# FEMA is on the Move to Screw Us



## Anglers (Jun 24, 2010)

We just gotton a notice from where we live about FEMA.The have redone all the FEMA maps in Michigan.Which puts where we live 75% of all land is now Flood Zone :rant:.I was just down at the Village Hall.Its pretty nuts how they did the maps.They have some low lying areas that flood every yr as being ok.And other spots that never flood as being a flood zone .We are getting ready for a War for sure.Our place is only marked in our backyard not our home.No idea what this means to us atm.The Village has not had a claim for a flood sence 1978 for $1400.00 .This will effect alot of Michiganders.So keep an eye out whats going on in your area.


----------



## The_Don (Apr 28, 2008)

I got a letter from my mortgage company a couple months back saying i wasnt in a flood zone anymore and could cancel my coverage....ive never been in a flood zone and have never had coverage


----------



## Madduck98 (Apr 16, 2006)

Been there & still fighting! Do your self a huge favor & have you property surveyed for the purpose of getting an elevation certificate. That is the only way your mortgage company will let you not have flood insurance. We tried to battle with FEMA out in this area & they pretty much ignored our data & refused to change the flood plain maps.


----------



## Anglers (Jun 24, 2010)

Madduck98 said:


> Been there & still fighting! Do your self a huge favor & have you property surveyed for the purpose of getting an elevation certificate. That is the only way your mortgage company will let you not have flood insurance. We tried to battle with FEMA out in this area & they pretty much ignored our data & refused to change the flood plain maps.

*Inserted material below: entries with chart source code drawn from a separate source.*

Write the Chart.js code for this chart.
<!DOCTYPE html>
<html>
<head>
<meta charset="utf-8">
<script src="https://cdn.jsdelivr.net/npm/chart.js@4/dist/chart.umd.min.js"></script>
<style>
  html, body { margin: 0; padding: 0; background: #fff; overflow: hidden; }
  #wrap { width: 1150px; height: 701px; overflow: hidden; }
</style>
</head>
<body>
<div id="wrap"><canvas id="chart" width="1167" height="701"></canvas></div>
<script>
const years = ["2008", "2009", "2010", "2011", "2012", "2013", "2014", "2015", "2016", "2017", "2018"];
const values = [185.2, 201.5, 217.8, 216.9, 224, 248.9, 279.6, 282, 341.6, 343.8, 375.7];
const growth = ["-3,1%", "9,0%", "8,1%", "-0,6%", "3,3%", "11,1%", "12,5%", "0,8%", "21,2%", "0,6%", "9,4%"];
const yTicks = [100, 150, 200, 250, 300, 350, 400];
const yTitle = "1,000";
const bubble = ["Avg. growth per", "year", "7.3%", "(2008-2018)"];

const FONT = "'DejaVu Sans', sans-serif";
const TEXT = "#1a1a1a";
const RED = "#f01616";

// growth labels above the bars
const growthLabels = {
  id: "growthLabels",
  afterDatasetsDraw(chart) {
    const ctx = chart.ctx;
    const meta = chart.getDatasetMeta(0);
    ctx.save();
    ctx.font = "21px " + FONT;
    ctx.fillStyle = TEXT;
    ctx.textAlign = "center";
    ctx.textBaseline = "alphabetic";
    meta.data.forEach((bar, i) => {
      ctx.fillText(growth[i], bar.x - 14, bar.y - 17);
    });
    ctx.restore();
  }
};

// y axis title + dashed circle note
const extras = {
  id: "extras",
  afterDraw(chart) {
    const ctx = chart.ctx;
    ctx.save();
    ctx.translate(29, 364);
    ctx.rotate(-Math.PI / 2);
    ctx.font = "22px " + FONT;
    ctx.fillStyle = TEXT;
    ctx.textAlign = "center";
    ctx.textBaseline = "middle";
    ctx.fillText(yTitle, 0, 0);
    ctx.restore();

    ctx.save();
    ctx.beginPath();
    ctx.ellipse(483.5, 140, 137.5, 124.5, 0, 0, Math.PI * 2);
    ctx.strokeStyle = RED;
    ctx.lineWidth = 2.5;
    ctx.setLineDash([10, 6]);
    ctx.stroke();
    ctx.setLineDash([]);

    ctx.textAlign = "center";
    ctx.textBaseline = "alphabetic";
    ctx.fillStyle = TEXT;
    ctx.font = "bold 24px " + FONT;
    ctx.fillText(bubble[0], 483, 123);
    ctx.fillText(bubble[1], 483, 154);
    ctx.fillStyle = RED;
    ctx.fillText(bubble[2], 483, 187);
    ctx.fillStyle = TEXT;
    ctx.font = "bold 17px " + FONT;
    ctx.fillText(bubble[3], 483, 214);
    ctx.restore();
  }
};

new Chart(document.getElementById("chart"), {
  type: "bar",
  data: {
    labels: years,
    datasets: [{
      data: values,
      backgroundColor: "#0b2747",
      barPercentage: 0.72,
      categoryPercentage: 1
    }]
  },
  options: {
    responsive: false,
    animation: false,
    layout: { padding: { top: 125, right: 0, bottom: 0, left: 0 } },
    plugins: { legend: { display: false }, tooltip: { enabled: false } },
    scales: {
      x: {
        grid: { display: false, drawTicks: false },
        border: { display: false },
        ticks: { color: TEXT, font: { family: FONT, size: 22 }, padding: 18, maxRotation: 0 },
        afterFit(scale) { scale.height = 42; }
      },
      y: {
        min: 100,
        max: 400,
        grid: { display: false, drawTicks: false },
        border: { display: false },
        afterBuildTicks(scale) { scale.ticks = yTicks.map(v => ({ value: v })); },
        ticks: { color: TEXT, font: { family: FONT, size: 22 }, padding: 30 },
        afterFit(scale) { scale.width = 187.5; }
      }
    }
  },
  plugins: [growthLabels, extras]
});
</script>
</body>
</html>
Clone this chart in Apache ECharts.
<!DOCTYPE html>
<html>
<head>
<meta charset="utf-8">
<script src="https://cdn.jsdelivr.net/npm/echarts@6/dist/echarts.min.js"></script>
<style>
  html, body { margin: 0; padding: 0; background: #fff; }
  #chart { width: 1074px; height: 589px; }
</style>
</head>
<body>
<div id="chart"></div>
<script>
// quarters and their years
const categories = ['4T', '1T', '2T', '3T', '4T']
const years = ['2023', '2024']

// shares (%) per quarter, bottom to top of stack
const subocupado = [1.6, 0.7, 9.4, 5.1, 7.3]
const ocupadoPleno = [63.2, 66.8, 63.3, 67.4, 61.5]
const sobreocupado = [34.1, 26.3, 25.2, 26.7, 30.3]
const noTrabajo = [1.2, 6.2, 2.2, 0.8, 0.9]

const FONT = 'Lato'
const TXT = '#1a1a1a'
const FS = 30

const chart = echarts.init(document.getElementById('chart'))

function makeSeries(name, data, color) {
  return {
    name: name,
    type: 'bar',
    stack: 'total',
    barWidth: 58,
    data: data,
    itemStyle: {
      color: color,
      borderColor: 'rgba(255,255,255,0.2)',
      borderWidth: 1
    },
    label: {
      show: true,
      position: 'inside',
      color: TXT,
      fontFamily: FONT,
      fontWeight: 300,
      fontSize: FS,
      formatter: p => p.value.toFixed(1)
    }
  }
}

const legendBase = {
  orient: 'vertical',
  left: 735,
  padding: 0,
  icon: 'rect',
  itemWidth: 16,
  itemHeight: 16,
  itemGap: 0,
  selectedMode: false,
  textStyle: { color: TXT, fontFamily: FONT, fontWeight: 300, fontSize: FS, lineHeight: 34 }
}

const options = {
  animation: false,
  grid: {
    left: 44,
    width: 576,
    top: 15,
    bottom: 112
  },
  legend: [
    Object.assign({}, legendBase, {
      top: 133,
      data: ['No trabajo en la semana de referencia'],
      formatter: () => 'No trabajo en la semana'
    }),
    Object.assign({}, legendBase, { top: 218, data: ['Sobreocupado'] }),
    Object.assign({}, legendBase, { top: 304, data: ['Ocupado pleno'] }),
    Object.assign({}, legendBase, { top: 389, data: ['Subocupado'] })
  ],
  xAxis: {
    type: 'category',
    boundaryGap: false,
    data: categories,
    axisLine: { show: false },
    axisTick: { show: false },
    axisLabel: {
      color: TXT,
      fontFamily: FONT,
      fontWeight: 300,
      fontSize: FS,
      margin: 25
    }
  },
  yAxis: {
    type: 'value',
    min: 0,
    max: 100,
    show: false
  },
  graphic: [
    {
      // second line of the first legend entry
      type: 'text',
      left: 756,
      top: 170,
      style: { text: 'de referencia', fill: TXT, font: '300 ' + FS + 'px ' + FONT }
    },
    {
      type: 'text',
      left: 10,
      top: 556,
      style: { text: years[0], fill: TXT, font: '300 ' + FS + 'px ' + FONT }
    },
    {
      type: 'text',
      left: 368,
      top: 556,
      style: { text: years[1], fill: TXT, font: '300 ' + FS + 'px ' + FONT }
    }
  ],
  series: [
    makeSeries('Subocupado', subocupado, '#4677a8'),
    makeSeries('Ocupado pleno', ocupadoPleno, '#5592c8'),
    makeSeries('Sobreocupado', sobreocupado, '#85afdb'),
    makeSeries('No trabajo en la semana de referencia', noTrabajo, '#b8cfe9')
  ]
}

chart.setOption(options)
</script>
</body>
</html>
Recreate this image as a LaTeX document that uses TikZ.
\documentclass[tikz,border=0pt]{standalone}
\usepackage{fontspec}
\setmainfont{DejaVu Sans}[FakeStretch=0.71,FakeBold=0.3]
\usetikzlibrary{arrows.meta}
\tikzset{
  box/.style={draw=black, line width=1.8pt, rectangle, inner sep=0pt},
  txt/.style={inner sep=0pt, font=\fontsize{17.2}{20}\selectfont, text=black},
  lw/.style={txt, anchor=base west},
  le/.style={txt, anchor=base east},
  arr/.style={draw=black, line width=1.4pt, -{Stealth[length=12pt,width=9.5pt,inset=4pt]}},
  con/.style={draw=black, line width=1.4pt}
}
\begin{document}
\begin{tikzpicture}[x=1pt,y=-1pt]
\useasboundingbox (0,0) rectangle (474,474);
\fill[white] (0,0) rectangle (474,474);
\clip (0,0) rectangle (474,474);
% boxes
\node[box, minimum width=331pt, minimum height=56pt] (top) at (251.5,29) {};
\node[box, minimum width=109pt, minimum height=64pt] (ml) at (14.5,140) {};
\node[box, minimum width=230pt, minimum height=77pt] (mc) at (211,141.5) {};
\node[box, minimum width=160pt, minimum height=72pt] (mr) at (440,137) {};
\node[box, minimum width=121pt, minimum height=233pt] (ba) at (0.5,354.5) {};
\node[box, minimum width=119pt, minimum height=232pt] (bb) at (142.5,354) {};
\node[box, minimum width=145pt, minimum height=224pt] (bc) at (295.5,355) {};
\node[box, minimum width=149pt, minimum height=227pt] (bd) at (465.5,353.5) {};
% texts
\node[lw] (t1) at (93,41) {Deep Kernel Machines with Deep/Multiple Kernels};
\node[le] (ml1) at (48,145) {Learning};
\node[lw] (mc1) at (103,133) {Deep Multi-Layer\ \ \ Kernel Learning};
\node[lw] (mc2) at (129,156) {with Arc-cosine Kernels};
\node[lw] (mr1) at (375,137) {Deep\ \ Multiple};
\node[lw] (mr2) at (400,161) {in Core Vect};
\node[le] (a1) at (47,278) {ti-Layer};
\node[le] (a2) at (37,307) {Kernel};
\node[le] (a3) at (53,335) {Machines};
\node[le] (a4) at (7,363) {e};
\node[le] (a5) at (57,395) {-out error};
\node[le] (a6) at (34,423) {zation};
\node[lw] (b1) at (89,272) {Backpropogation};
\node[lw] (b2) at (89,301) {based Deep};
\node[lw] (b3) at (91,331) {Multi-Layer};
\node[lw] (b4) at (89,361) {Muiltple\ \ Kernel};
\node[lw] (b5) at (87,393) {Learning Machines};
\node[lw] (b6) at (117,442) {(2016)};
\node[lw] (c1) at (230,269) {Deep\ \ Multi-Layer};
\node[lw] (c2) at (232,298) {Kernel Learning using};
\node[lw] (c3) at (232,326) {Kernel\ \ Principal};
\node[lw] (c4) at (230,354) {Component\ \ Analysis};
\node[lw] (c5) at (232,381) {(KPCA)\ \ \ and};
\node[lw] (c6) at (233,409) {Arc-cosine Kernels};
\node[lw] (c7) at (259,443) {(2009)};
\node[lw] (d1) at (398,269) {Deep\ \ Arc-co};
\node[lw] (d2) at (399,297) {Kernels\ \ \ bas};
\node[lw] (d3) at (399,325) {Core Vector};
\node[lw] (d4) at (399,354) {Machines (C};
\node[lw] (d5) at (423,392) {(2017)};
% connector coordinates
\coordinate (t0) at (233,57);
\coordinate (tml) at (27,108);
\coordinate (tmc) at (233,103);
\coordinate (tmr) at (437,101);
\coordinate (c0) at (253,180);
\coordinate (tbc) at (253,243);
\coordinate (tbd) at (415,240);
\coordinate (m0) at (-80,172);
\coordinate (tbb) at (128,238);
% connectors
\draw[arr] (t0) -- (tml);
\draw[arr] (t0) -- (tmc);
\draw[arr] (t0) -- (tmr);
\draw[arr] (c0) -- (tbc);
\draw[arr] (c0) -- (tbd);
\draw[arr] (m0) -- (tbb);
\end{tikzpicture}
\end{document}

 Might just have to do that.Ill tell ya what Google Earth shows the Elevation numbers on the bottom of thier screen.This is right on the numbers.They have our area listed at 586.But i find our land is all 589.Least for around 4 homes.Then it starts to drop.Condos across the road is 589 and is not marked flood plain.I dont think they really do a good job in how they measure


----------



## Silver Panner (Apr 15, 2009)

The_Don said:


> I got a letter from my mortgage company a couple months back saying i wasnt in a flood zone anymore and could cancel my coverage


Thats frickin funny! What, did the river/lake get moved since you bought the house? :lol:


----------



## The_Don (Apr 28, 2008)

Silver Panner said:


> Thats frickin funny! What, did the river/lake get moved since you bought the house? :lol:



Ya know I have no idea where it came from. When we bought this place in 96 it was declared not a flood zone so i didnt need flood insurance, when we got the letter i was like


----------



## Greenbush future (Sep 8, 2005)

This garbage is happening all over Michigan. It's a result of the bad weather down in the gulf area. The feds need every penny they can get so you will need to waste $ on the survey to shut these dorks up. Good news is many down south received huge checks paid for by the rest of the USA including us here in Michigan. Get used to it!


----------



## Anglers (Jun 24, 2010)

Greenbush future said:


> This garbage is happening all over Michigan. It's a result of the bad weather down in the gulf area. The feds need every penny they can get so you will need to waste $ on the survey to shut these dorks up. Good news is many down south received huge checks paid for by the rest of the USA including us here in Michigan. Get used to it!


 For sure they are otw to your area.ATM they are hitting all of monroe county.Wyandotte/Flatrock also are on the hit list.From what i hear they are on hold atm due to alot of things not being right on the maps.They want a few of us homeowners on the water down at the next monroe meeting.Thank God its not open to the public.Last thing i want to go to is something like that.I think they want to use our land is an example on numbers being way off.I think if your around any body of water your are going to get the same deal as others


----------



## Fishndude (Feb 22, 2003)

Madduck98 said:


> Been there & still fighting! Do your self a huge favor & have you property surveyed for the purpose of getting an elevation certificate. That is the only way your mortgage company will let you not have flood insurance. We tried to battle with FEMA out in this area & they pretty much ignored our data & refused to change the flood plain maps.


If someone finds that they are suddenly considered to be living in a flood zone, and they want to dispute that with FEMA, they should start the dispute process by having an Elevation Survey completed. This is different from a regular survey, and is absolutely necessary to dispute being in a flood zone. Once you have the elevation survey (be forwarned, they are not cheap), contact FEMA and file for a LOMA - Letter Of Map Amendment, to show that your property is not in a flood zone. If you get the LOMA, provide a copy to your mortgage servicer and insurance agent for flood insurance and get that policy cancelled ASAP.


----------